Wherever the word "this" turns up in a line of the entries, copy that line.

§ Records with drawing code
○ ○ ○ ○

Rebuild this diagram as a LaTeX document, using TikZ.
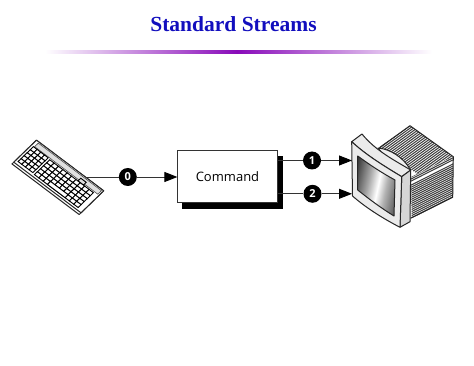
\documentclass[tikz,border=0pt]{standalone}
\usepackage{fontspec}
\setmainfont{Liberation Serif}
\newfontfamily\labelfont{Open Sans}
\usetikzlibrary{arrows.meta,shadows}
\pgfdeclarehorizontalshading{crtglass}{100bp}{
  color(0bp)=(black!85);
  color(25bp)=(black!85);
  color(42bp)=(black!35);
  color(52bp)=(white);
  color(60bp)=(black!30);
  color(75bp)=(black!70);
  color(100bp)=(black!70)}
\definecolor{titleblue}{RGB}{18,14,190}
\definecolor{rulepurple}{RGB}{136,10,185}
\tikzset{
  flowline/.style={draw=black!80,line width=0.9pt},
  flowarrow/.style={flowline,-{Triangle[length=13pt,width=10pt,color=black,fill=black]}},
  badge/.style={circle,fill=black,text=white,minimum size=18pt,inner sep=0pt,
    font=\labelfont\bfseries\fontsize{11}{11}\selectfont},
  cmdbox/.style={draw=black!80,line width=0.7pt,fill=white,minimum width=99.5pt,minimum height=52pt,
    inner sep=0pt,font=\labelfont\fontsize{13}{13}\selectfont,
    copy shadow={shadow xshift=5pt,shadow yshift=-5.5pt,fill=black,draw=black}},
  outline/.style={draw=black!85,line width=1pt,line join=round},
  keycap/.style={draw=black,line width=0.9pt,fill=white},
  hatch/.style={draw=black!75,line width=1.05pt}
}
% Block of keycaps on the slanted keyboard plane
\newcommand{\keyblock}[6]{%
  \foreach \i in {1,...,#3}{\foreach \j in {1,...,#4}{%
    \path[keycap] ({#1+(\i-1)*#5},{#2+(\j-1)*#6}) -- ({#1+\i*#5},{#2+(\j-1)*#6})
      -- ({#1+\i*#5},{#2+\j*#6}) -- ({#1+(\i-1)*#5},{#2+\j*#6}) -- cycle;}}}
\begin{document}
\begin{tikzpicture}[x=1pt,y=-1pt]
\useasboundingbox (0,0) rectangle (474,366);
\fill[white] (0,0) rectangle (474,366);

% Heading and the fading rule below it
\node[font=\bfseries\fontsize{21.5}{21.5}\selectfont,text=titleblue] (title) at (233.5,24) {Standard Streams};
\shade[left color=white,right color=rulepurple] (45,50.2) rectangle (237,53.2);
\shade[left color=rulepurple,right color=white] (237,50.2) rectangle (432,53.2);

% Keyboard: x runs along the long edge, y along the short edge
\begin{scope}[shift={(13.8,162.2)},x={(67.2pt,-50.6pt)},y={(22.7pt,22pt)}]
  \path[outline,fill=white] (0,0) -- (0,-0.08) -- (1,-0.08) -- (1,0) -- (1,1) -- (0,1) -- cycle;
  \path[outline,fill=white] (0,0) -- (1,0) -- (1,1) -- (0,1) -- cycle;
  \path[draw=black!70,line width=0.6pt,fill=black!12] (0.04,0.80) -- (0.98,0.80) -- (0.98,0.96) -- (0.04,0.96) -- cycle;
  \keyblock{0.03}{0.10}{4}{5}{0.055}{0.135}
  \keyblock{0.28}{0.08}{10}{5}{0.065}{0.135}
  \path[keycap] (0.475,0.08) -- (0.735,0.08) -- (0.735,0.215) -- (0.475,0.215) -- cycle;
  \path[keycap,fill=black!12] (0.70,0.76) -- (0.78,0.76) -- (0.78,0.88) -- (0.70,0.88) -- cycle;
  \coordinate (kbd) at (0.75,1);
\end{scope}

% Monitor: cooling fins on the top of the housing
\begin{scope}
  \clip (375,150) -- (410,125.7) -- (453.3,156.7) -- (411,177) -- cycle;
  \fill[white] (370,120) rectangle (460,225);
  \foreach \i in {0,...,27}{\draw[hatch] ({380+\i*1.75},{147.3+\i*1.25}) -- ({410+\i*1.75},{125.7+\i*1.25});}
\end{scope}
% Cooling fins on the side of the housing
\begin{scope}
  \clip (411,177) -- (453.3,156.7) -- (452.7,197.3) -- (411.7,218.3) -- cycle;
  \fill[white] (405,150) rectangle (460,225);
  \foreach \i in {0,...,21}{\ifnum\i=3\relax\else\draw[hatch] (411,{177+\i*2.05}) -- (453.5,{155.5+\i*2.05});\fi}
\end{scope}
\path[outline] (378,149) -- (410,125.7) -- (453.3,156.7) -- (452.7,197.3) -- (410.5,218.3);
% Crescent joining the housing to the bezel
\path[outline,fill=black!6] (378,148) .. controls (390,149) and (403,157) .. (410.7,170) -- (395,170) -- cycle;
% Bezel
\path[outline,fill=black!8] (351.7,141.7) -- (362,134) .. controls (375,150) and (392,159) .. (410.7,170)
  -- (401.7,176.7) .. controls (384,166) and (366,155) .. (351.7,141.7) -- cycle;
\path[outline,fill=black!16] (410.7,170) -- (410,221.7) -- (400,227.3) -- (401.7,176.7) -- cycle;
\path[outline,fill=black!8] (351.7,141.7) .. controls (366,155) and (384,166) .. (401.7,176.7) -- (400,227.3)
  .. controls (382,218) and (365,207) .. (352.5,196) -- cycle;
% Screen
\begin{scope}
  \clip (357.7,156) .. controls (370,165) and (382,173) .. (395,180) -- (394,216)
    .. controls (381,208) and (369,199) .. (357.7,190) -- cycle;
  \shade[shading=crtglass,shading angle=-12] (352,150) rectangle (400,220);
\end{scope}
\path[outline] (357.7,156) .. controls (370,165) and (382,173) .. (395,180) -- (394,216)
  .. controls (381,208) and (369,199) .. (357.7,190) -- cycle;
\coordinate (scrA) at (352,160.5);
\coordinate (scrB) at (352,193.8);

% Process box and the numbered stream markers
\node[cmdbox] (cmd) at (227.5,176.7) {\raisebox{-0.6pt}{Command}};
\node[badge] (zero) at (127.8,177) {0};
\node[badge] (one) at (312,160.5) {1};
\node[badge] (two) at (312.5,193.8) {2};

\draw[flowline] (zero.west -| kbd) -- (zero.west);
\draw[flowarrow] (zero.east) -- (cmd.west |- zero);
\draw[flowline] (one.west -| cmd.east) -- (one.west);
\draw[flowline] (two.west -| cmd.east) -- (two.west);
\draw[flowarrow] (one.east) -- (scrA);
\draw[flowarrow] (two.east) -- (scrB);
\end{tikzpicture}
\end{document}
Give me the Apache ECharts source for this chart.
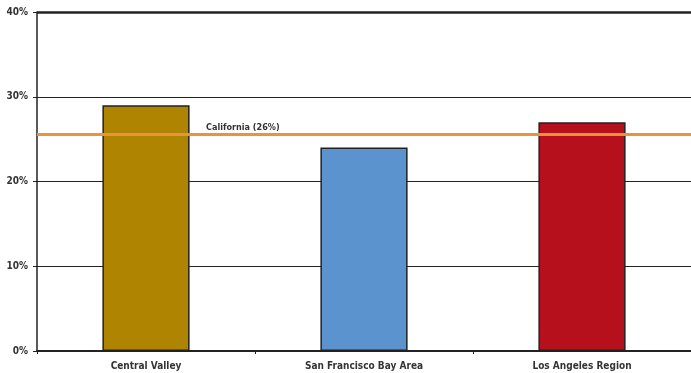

○ ○ ○ ○

§ Task output
Rebuild this diagram as a LaTeX document, using TikZ.
Give me the Apache ECharts source for this chart.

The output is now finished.